One complication in this area is the federal Family Educational Rights and Privacy Act, known as FERPA. Schools cannot freely share student records with outside agencies, including child welfare agencies. FERPA does allow schools to disclose records without parental consent to a caseworker from a child welfare agency, but only for students who have been placed in foster care and only when that agency is legally responsible for the child’s care and protection.2Protecting Student Privacy. Does FERPA Permit Schools to Disclose a Student’s Education Records to the State or Local Child Welfare Agency
That exception does not cover children who are the subject of an investigation but have not been removed from the home. A child whose family is being investigated for suspected abuse, but who remains with the family, falls outside this FERPA exception. Schools cannot share that child’s education records with the child welfare agency without parental consent, even if the child is receiving services through the agency.2Protecting Student Privacy. Does FERPA Permit Schools to Disclose a Student’s Education Records to the State or Local Child Welfare Agency
This means any state law requiring schools and child welfare agencies to share information about pending investigations must navigate around FERPA’s restrictions. Tennessee’s approach, which places the obligation on the parent to notify the investigating agency rather than requiring the school to share records, sidesteps some of these federal privacy concerns.
Most states have no specific law addressing school withdrawal during active child welfare investigations. Homeschool regulations vary enormously across the country, from states requiring virtually nothing of homeschooling families to states mandating annual assessments and curriculum approval. But even states with relatively strict homeschool oversight generally do not address the specific scenario of withdrawal during an abuse investigation.
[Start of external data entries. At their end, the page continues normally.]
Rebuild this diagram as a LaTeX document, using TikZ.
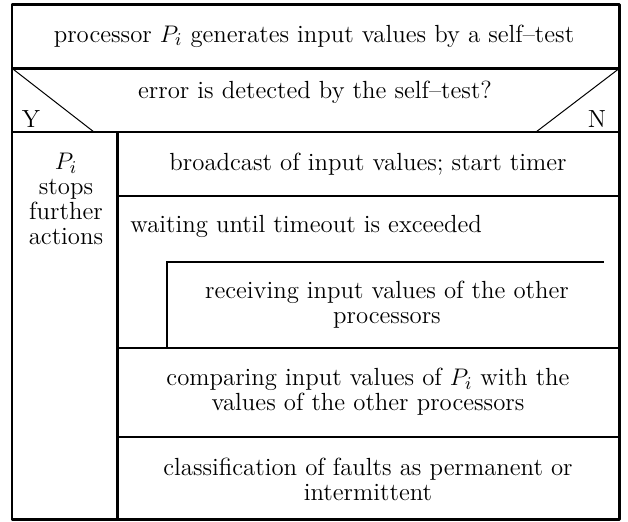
\documentclass[tikz,border=0pt]{standalone}
\usepackage{tikz}
\usepackage{tkz-base}
\usepackage{tkz-euclide}

\begin{document}
\begin{tikzpicture}[x=0.5pt,y=-0.5pt,
  txt/.style={align=center,inner sep=0pt,font=\fontsize{12.4}{12.5}\selectfont},
  frame/.style={line width=1.4pt,line cap=rect}]
  \useasboundingbox (0,0) rectangle (628,521);

  \tkzDefPoint(12,4.7){A} \tkzDefPoint(619.5,4.7){B}
  \tkzDefPoint(619.5,519.5){C} \tkzDefPoint(12,519.5){D}
  \tkzDefPoint(12,68.3){E} \tkzDefPoint(619.5,68.3){F}
  \tkzDefPoint(12,132){G} \tkzDefPoint(619.5,132){H}
  \tkzDefPoint(117.3,132){I} \tkzDefPoint(117.3,519.5){J}
  \tkzDefPoint(117.3,196){K} \tkzDefPoint(619.5,196){L}
  \tkzDefPoint(167,262){M} \tkzDefPoint(603,262){P}
  \tkzDefPoint(167,348){Q}
  \tkzDefPoint(117.3,348){R} \tkzDefPoint(619.5,348){S}
  \tkzDefPoint(117.3,437){T} \tkzDefPoint(619.5,437){U}
  \tkzDefPoint(94,132){V} \tkzDefPoint(536,132){W}

  \tkzDrawPolygon[frame](A,B,C,D)
  \tkzDrawSegments[frame](E,F G,H I,J K,L R,S T,U M,P M,Q)
  %\tkzDrawSegment(E,V)
  \tkzDrawSegments[line width=0.5pt](E,V F,W)

  \node[txt] (gen) at (314,36) {processor $P_i$ generates input values by a self--test};
  \node[txt] (test) at (315,92) {error is detected by the self--test?};
  \node[txt,anchor=base] (yes) at (31,127) {Y};
  \node[txt,anchor=base] (no) at (597,127) {N};
  \node[txt] (stop) at (66,199) {$P_i$\\stops\\further\\actions};
  \node[txt] (bcast) at (368,164) {broadcast of input values; start timer};
  \node[txt,anchor=west] (wait) at (130,226) {waiting until timeout is exceeded};
  \node[txt] (recv) at (387,305) {receiving input values of the other\\processors};
  \node[txt] (cmp) at (368,392) {comparing input values of $P_i$ with the\\values of the other processors};
  \node[txt] (cls) at (368,479) {classification of faults as permanent or\\intermittent};

\end{tikzpicture}
\end{document}
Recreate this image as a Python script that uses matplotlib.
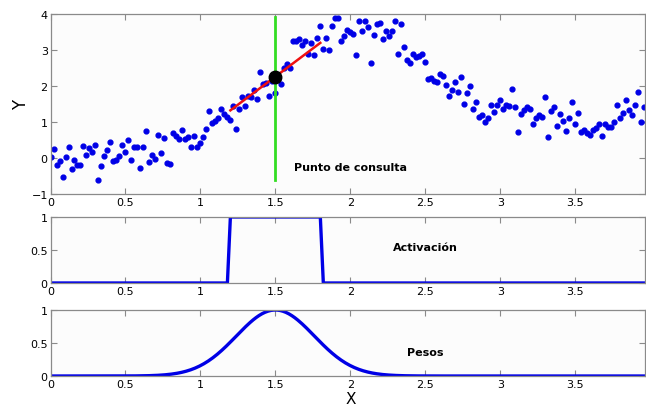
import numpy as np
import matplotlib.pyplot as plt

# noisy samples (x every 0.02)
x_pts = [round(0.02 * i, 2) for i in range(200)]
y_pts = [0.05, 0.26, -0.19, -0.07, -0.52, 0.04, 0.31, -0.30, -0.04, -0.18,
         -0.19, 0.33, 0.08, 0.29, 0.19, 0.36, -0.59, -0.20, 0.07, 0.22,
         0.46, -0.06, -0.05, 0.07, 0.36, 0.19, 0.52, -0.05, 0.32, 0.32,
         -0.27, 0.32, 0.76, -0.09, 0.09, -0.01, 0.65, 0.16, 0.56, -0.12,
         -0.15, 0.71, 0.62, 0.55, 0.78, 0.55, 0.59, 0.31, 0.62, 0.31,
         0.43, 0.59, 0.81, 1.30, 0.97, 1.03, 1.13, 1.38, 1.24, 1.14,
         1.05, 1.44, 0.81, 1.38, 1.71, 1.44, 1.74, 1.70, 1.90, 1.65,
         2.38, 2.05, 2.08, 1.74, 2.13, 1.82, 2.20, 2.05, 2.49, 2.62,
         2.50, 3.24, 3.24, 3.32, 3.14, 3.26, 2.90, 3.20, 2.87, 3.34,
         3.68, 3.03, 3.34, 3.00, 3.68, 3.89, 3.89, 3.26, 3.38, 3.57,
         3.50, 3.45, 2.85, 3.80, 3.53, 3.80, 3.64, 2.63, 3.43, 3.71,
         3.74, 3.31, 3.52, 3.38, 3.54, 3.80, 2.88, 3.73, 3.09, 2.72,
         2.65, 2.88, 2.80, 2.83, 2.90, 2.68, 2.19, 2.23, 2.14, 2.12,
         2.34, 2.27, 2.04, 1.74, 1.89, 2.11, 1.83, 2.25, 1.52, 1.80,
         2.01, 1.36, 1.56, 1.16, 1.20, 1.01, 1.13, 1.49, 1.28, 1.49,
         1.62, 1.38, 1.49, 1.45, 1.92, 1.42, 0.72, 1.24, 1.34, 1.42,
         1.36, 0.96, 1.11, 1.20, 1.15, 1.69, 0.59, 1.32, 1.42, 0.89,
         1.22, 1.04, 0.76, 1.11, 1.57, 0.95, 1.26, 0.74, 0.80, 0.71,
         0.65, 0.80, 0.83, 0.96, 0.62, 0.95, 0.88, 0.88, 1.02, 1.47,
         1.13, 1.26, 1.62, 1.35, 1.19, 1.48, 1.83, 1.01, 1.42, 1.00]

# query point and local fit
x_query = 1.5
y_query = 2.26
fit_x = [1.2, 1.8]
fit_y = [1.33, 3.20]
green_y = [-0.6, 3.92]

# activation window
act_x = [0, 1.18, 1.2, 1.8, 1.82, 3.97]
act_y = [0, 0, 1, 1, 0, 0]

# gaussian weights
w_center = 1.5
w_sigma = 0.26

xticks = [0, 0.5, 1, 1.5, 2, 2.5, 3, 3.5]
xticklabels = ['0', '0.5', '1', '1.5', '2', '2.5', '3', '3.5']
XMAX = 3.965

blue = '#0000e6'
spine_c = '#8a8a8a'


def style(ax):
    ax.set_facecolor('#fcfcfc')
    for s in ax.spines.values():
        s.set_color(spine_c)
        s.set_linewidth(0.9)
    ax.tick_params(direction='in', top=True, right=True, length=4,
                   color=spine_c, labelsize=8, pad=2)
    ax.set_xlim(0, XMAX)
    ax.set_xticks(xticks)
    ax.set_xticklabels(xticklabels)


fig = plt.figure(figsize=(6.46, 4.06), dpi=100)
ax1 = fig.add_axes([0.0782, 0.5185, 0.920, 0.4446])
ax2 = fig.add_axes([0.0782, 0.3005, 0.920, 0.1626])
ax3 = fig.add_axes([0.0782, 0.0714, 0.920, 0.1626])

style(ax1)
ax1.scatter(x_pts, y_pts, s=12, color=blue, zorder=2, clip_on=True)
ax1.plot([x_query, x_query], green_y, color='#33dd22', lw=2, zorder=3)
ax1.plot(fit_x, fit_y, color='#ee1111', lw=1.8, zorder=4)
ax1.plot(x_query, y_query, 'o', color='black', markersize=9, zorder=5)
ax1.set_ylim(-1, 4)
ax1.set_yticks([-1, 0, 1, 2, 3, 4])
ax1.set_ylabel('Y', fontsize=12, rotation=90, va='center')
ax1.yaxis.set_label_coords(-0.05, 0.5)
ax1.text(2.0, -0.25, 'Punto de consulta', fontsize=8, fontweight='bold',
         ha='center', va='center')

style(ax2)
ax2.plot(act_x, act_y, color=blue, lw=2.4)
ax2.set_ylim(0, 1)
ax2.set_yticks([0, 0.5, 1])
ax2.set_yticklabels(['0', '0.5', '1'])
ax2.text(2.5, 0.54, 'Activación', fontsize=8, fontweight='bold',
         ha='center', va='center')

style(ax3)
xs = np.linspace(0, XMAX, 400)
ax3.plot(xs, np.exp(-(xs - w_center) ** 2 / (2 * w_sigma ** 2)), color=blue, lw=2.4)
ax3.set_ylim(0, 1)
ax3.set_yticks([0, 0.5, 1])
ax3.set_yticklabels(['0', '0.5', '1'])
ax3.text(2.5, 0.37, 'Pesos', fontsize=8, fontweight='bold',
         ha='center', va='center')
ax3.set_xlabel('X', fontsize=11, va='center')
ax3.xaxis.set_label_coords(0.505, -0.34)

fig.savefig('out.png', dpi=100)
Several states have considered or are considering legislation in this area. Michigan has had a bill in committee aimed at improving record transfer and accountability when students leave public schools. New Jersey has proposed legislation requiring annual check-ins for homeschooled children, which would create at least some periodic contact with mandatory reporters. Neither bill specifically mirrors Raylee’s Law, but both reflect growing legislative attention to the gap between school enrollment and homeschool oversight.
The challenge for lawmakers everywhere is the same one West Virginia has struggled with: crafting a law narrow enough to target bad-faith withdrawals without creating burdens for the much larger population of families homeschooling in good faith. Tennessee’s model, with its intent requirement and written-confirmation defense, offers one template. Whether other states adopt similar approaches will depend on whether the political will to protect investigated children can overcome the resistance from those who view any restriction on homeschooling as a step too far.